Thursday, February 22, 2007
Culture Shock 02.22.07: Big media is watching your iPod
The same goes for movies and episodes of your favorite television shows.
When you buy a compact disc or DVD, you can take it with you wherever you go, let friends borrow it and play it on any CD or DVD player. But you can't necessarily do that with the digital music and movies you buy online. The reason for that is something called Digital Rights Management.
DRM encoding embedded into songs you buy from iTunes, for example, prevents you from playing the songs on anything other than Apple's iPod or iTunes computer software.
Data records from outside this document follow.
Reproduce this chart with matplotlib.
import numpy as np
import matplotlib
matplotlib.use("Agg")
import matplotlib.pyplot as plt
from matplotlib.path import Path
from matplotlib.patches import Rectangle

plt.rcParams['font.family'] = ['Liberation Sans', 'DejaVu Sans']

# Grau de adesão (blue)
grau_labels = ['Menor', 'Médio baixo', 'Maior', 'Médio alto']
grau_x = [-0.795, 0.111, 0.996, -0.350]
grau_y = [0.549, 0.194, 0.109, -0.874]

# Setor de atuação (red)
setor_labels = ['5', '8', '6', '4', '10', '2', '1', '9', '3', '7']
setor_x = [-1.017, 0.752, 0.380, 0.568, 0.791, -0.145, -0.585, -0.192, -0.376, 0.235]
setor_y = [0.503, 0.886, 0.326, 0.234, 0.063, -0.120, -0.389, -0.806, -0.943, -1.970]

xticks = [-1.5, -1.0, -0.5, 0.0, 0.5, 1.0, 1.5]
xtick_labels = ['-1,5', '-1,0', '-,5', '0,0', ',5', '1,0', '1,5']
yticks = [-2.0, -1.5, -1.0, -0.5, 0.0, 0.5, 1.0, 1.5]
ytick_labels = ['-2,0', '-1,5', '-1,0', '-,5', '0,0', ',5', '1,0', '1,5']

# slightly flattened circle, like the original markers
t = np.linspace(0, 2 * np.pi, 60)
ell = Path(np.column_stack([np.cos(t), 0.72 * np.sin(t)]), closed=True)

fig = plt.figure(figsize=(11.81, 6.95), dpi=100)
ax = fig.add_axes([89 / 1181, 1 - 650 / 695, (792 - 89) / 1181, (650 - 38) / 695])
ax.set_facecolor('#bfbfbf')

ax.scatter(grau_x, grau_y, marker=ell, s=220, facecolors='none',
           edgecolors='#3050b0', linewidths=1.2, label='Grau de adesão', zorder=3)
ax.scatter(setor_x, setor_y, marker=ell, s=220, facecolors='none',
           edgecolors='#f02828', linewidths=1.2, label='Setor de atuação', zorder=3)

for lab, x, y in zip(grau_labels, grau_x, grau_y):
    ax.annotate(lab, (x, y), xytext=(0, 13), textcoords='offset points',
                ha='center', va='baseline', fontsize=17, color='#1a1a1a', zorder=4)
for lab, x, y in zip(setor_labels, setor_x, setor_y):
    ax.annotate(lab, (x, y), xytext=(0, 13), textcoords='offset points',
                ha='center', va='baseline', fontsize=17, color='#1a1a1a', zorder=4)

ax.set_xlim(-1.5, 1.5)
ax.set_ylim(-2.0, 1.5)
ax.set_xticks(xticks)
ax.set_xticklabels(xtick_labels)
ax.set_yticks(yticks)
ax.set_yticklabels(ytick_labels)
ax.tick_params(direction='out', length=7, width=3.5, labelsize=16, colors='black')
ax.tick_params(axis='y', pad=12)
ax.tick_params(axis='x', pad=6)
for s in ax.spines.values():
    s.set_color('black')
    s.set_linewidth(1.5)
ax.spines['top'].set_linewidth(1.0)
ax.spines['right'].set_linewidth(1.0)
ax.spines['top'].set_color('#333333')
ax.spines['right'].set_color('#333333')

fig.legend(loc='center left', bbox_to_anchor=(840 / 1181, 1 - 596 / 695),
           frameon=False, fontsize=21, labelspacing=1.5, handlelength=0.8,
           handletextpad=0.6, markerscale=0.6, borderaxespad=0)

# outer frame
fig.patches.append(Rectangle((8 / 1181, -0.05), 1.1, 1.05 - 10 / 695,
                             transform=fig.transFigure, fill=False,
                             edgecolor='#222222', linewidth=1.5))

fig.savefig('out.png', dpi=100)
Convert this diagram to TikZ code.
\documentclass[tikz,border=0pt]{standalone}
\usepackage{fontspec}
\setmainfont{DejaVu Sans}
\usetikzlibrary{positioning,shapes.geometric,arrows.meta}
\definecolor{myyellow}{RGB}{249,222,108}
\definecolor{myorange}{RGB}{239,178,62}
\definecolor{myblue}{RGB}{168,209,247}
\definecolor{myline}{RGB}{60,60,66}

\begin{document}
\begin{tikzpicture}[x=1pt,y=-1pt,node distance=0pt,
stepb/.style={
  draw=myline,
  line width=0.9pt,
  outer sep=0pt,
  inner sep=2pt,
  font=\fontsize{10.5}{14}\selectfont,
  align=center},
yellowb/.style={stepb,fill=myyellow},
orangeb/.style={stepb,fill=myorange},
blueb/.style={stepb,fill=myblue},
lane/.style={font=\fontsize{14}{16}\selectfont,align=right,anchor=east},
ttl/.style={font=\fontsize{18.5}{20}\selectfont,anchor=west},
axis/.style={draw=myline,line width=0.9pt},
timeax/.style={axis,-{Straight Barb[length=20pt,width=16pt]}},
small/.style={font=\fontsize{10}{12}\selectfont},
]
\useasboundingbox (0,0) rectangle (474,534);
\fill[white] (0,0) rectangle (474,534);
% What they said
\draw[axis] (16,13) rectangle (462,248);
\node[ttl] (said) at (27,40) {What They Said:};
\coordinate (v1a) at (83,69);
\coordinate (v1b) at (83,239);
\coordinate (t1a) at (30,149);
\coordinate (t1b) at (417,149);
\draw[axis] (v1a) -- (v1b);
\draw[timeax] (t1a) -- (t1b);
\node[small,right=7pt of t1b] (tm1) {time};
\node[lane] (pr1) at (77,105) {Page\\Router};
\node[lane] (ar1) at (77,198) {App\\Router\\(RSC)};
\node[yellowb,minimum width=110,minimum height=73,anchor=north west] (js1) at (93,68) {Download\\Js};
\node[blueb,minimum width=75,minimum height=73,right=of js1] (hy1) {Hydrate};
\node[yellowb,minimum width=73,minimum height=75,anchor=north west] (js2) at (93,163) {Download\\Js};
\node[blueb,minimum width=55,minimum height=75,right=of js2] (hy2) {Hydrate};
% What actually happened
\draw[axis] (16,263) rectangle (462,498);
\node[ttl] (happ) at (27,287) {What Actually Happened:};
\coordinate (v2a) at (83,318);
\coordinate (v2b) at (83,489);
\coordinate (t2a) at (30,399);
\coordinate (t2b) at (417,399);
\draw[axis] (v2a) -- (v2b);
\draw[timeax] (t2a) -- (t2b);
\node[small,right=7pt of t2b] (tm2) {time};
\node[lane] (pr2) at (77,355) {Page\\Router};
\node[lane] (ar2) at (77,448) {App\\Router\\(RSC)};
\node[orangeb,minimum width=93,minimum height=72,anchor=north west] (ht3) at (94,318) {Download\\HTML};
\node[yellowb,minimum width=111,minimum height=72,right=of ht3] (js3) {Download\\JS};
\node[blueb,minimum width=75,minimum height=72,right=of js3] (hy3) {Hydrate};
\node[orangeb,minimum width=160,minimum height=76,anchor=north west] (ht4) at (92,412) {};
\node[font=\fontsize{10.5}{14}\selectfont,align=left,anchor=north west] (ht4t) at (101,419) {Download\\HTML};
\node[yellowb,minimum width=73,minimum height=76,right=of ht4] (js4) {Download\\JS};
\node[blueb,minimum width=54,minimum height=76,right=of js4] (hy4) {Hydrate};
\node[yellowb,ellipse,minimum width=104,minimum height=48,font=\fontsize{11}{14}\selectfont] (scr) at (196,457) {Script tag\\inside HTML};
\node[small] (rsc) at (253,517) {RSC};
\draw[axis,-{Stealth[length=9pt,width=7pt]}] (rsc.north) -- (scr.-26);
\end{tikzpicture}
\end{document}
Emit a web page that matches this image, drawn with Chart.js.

When you buy a CD or DVD, a store clerk doesn't follow you home to see that you use it properly. But, in effect, that's what happens when you purchase digital media online. DRM is like Big Brother, always looking over your shoulder to make sure you don't use the product — for which you paid good money — in some way that the big music publishers and movie studios don't like.
DRM restrictions on TV shows are even worse. With some playback devices, downloaded episodes are automatically deleted or rendered unplayable after a few days whether you've watched them or not.
Not that DRM actually works, mind you. Hackers are always finding ways around it, in spite of legislation that makes doing so illegal. And even the most unsophisticated computer user can burn iTunes songs onto a CD and then copy them right back onto his computer as plain old MP3 files free of DRM. But DRM is an inconvenience, and it is an insult to consumers, who are treated like criminals.
The U.S. Congress, prodded by the Recording Industry Association of America and the Motion Picture Association of America, passed the Digital Millennium Copyright Act in 1998, criminalizing the production and distribution of technology designed to circumvent DRM. As science-fiction author and blogger Cory Doctorow has written, the main effect of the law hasn't been to protect copyrighted material but to stifle new media technologies.
"DRM isn't protection from piracy. DRM is protection from competition," Doctorow has written. He likens it the MPAA's initial opposition to VCRs — before, of course, the movie industry started making more money from home video than in theaters.
If the entertainment industry had gotten its way, VCRs would have been illegal. Now, it is getting its way, and digital technology is suffering for it.
But the battle lines against DRM are finally being drawn, spurred, in part, by an anti-DRM broadside from an unlikely source — Apple founder Steve Jobs.
Earlier this month, Jobs wrote an open letter encouraging the largest music publishers to abandon DRM.
"Why would the big four music companies agree to let Apple and others distribute their music without using DRM ... ?" Jobs wrote. "The simplest answer is because DRMs have never worked, and may never work, to halt music piracy."
Jobs may have an ulterior motive. European regulators want to force Apple to license its DRM technology to other companies, which would lead to consumers being able to play iTunes music on players other than Apple's market-leading iPod. For Jobs, mutual disarmament is a far better prospect that the unilateral disarmament Europe could force upon him.
But whatever his motivation, Jobs has reopened a debate that the big media empires had hoped to end in 1998. Consumers have little more to lose and their consumer sovereignty to regain.